▶ Written task
In the listing below, locate the line with "Give me the TikZ source for this diagram." and the line with "draw=black, line join=round]", then output both and everything between them exactly, minus any pictures.

================================

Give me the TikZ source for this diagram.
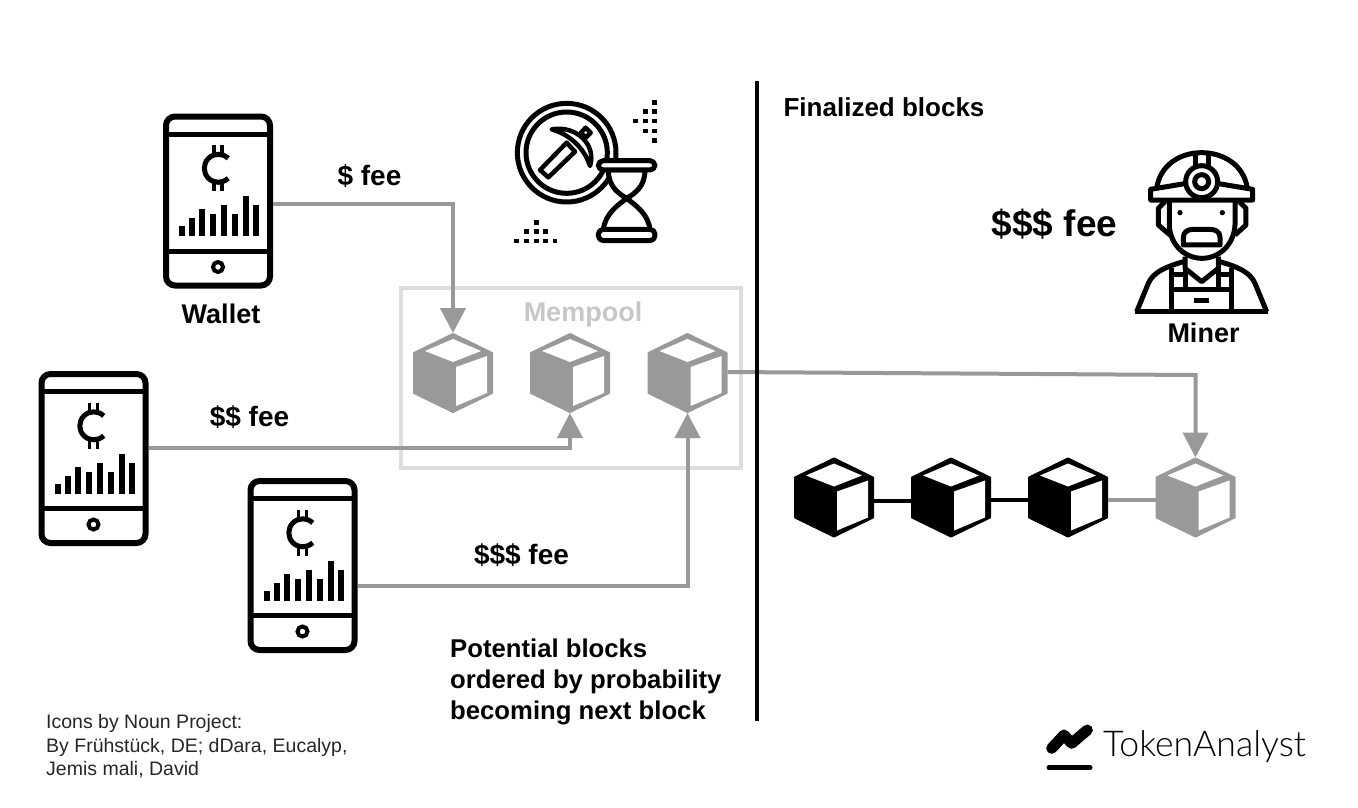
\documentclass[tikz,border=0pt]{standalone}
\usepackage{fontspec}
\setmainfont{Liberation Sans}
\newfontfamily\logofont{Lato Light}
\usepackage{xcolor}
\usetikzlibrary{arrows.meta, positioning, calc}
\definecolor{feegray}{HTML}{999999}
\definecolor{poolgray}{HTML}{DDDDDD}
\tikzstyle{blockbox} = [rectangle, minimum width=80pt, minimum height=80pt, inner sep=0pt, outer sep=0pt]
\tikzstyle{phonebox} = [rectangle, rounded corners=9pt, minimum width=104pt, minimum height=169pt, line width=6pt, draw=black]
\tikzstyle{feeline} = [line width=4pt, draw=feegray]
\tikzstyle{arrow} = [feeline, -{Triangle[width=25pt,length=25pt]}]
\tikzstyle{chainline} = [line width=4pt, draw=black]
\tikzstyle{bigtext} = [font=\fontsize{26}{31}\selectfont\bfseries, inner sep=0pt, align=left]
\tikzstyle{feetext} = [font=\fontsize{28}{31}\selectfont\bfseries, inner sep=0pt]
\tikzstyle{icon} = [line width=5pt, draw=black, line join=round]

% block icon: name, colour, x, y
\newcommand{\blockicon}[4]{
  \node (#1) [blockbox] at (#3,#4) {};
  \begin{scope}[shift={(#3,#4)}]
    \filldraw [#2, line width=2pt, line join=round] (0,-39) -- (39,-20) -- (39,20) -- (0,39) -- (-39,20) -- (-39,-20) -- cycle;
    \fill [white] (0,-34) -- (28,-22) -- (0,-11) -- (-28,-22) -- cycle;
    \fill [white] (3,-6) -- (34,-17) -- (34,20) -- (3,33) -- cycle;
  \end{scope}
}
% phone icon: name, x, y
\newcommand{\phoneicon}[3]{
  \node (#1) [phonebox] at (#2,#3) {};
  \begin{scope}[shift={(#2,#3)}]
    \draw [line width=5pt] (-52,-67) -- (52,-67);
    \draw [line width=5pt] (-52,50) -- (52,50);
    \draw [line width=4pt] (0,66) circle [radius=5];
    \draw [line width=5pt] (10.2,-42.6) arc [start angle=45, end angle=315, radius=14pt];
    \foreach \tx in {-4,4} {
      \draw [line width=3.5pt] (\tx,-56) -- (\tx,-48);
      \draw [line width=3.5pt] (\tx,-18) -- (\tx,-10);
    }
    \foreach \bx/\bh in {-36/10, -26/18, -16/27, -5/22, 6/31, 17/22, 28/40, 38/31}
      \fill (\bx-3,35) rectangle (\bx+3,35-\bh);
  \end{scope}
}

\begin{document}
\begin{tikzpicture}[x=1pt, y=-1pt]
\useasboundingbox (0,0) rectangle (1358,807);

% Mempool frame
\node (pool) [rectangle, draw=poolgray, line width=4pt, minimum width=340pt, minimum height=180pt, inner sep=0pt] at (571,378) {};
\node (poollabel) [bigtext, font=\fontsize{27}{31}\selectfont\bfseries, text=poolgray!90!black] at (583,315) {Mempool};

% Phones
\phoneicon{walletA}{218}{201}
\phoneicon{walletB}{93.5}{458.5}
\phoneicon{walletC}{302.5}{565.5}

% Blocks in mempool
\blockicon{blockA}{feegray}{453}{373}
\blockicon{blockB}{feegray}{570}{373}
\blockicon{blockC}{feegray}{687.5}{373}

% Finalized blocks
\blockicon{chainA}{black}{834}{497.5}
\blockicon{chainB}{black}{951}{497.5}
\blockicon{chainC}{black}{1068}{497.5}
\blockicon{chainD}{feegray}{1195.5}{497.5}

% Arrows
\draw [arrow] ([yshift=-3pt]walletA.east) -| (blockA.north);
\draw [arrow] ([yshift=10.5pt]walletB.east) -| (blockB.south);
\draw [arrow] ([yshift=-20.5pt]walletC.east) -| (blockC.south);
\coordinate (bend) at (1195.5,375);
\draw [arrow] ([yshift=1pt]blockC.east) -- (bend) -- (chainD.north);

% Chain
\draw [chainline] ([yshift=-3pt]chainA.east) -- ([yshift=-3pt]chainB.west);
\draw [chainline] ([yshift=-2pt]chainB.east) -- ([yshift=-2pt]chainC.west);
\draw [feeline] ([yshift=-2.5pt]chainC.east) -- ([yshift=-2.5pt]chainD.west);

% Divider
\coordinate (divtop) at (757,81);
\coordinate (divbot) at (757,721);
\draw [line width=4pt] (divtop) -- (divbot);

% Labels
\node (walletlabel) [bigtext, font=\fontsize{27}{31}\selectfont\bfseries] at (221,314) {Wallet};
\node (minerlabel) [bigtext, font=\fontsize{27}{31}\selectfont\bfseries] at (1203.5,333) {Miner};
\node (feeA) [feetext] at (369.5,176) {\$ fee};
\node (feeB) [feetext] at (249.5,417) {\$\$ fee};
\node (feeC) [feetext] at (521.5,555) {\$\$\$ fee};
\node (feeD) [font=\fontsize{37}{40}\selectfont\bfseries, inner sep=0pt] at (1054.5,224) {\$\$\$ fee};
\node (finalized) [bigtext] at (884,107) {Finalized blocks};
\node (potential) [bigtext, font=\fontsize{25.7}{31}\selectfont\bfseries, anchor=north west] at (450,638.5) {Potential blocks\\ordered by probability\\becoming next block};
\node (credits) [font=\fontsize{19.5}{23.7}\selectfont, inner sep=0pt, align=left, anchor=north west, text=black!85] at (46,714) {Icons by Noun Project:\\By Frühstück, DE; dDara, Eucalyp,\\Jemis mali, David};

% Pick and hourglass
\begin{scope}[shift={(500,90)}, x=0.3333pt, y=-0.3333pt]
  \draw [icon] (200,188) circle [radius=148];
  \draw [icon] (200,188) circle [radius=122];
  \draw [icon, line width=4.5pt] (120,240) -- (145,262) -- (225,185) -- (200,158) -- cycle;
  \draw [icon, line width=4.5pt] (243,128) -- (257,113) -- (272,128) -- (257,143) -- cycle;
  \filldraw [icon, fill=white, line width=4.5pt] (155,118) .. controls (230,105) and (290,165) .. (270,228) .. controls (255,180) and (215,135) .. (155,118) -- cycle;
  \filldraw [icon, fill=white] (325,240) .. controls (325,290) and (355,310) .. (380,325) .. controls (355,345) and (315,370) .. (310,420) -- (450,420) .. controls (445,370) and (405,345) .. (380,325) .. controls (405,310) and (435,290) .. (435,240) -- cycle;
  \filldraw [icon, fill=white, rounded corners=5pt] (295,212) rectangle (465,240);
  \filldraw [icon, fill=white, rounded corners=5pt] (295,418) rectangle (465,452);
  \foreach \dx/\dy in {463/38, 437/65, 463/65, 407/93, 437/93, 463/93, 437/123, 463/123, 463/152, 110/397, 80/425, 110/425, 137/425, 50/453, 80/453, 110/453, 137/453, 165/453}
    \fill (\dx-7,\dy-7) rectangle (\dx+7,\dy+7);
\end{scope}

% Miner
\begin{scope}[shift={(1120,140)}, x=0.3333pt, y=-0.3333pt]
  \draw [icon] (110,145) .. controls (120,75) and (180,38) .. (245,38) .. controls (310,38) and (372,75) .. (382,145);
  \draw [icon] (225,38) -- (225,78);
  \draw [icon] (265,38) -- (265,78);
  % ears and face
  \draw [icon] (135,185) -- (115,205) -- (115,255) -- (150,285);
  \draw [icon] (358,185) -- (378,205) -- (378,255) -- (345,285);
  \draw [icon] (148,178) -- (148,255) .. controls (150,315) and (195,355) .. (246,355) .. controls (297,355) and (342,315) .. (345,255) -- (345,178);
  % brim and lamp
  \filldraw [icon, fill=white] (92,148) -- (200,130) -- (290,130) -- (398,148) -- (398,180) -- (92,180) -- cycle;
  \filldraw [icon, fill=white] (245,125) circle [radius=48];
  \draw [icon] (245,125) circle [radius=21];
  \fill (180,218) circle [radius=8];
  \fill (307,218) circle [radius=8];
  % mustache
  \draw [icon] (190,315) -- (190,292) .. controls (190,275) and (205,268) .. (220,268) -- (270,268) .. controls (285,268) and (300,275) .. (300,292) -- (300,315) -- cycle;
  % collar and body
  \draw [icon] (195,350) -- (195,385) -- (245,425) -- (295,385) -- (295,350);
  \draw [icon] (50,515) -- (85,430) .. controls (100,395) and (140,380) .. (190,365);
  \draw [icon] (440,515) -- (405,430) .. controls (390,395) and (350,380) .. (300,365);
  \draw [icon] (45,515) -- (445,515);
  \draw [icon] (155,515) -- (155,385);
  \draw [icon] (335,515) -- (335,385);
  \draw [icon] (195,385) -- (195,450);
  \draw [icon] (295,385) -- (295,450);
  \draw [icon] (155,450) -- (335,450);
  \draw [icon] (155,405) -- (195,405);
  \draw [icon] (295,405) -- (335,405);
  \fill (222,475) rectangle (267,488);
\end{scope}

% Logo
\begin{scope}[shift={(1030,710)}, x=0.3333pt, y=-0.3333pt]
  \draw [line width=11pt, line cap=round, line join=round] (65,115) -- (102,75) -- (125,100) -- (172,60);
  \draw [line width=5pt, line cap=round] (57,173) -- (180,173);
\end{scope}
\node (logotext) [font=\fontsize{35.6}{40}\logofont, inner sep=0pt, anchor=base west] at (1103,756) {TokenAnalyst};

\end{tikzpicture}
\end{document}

================================

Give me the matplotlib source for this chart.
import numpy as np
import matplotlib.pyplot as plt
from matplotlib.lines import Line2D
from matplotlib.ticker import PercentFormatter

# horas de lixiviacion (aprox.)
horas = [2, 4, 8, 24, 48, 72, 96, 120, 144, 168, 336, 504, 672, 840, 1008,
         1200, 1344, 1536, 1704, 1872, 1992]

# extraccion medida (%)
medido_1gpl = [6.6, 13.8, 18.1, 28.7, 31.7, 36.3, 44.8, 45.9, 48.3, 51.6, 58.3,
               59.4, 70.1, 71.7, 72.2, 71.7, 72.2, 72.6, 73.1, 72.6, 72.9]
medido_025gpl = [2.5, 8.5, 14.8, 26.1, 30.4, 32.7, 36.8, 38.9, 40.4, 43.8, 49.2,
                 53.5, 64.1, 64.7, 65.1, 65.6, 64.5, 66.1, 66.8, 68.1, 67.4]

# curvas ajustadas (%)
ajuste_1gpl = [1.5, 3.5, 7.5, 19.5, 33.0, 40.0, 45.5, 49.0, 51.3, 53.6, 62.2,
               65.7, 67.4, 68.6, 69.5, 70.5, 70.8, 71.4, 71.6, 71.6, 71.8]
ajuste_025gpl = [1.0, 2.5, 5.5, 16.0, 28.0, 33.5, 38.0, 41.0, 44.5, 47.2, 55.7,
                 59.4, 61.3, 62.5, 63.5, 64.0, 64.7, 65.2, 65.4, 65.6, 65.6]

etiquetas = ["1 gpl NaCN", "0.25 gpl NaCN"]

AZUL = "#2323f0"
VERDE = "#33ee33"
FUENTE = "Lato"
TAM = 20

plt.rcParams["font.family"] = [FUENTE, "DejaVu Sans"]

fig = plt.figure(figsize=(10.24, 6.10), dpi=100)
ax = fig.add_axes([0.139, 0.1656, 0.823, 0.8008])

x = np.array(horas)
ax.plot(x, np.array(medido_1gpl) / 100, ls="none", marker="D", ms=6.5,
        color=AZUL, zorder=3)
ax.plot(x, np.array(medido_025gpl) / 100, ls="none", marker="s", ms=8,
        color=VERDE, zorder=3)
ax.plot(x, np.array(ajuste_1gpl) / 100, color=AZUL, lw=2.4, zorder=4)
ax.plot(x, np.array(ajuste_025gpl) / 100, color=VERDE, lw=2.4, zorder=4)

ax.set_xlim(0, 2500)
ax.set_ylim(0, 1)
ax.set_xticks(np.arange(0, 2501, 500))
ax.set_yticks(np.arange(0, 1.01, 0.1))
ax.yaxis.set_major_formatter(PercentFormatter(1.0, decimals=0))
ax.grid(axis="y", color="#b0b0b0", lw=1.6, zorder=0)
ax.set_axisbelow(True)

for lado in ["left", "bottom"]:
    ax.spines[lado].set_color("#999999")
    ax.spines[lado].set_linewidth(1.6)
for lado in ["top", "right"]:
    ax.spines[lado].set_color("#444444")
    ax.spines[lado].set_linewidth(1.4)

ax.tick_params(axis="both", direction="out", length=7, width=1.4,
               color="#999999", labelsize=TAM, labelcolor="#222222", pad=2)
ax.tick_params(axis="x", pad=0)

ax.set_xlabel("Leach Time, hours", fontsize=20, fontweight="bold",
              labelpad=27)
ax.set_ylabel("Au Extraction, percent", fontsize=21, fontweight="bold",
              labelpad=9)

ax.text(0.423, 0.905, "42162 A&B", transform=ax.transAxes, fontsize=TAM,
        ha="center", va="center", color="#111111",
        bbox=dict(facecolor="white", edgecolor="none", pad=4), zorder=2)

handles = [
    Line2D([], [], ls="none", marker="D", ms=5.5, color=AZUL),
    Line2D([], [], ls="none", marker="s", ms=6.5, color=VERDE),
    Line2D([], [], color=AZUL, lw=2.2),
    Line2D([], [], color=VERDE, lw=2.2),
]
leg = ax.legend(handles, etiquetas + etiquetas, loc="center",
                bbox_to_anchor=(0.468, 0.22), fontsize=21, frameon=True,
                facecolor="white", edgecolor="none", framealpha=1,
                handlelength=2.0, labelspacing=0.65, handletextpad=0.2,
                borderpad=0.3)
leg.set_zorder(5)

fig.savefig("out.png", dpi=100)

================================

▶ Output of the task
Give me the TikZ source for this diagram.
\documentclass[tikz,border=0pt]{standalone}
\usepackage{fontspec}
\setmainfont{Liberation Sans}
\newfontfamily\logofont{Lato Light}
\usepackage{xcolor}
\usetikzlibrary{arrows.meta, positioning, calc}
\definecolor{feegray}{HTML}{999999}
\definecolor{poolgray}{HTML}{DDDDDD}
\tikzstyle{blockbox} = [rectangle, minimum width=80pt, minimum height=80pt, inner sep=0pt, outer sep=0pt]
\tikzstyle{phonebox} = [rectangle, rounded corners=9pt, minimum width=104pt, minimum height=169pt, line width=6pt, draw=black]
\tikzstyle{feeline} = [line width=4pt, draw=feegray]
\tikzstyle{arrow} = [feeline, -{Triangle[width=25pt,length=25pt]}]
\tikzstyle{chainline} = [line width=4pt, draw=black]
\tikzstyle{bigtext} = [font=\fontsize{26}{31}\selectfont\bfseries, inner sep=0pt, align=left]
\tikzstyle{feetext} = [font=\fontsize{28}{31}\selectfont\bfseries, inner sep=0pt]
\tikzstyle{icon} = [line width=5pt, draw=black, line join=round]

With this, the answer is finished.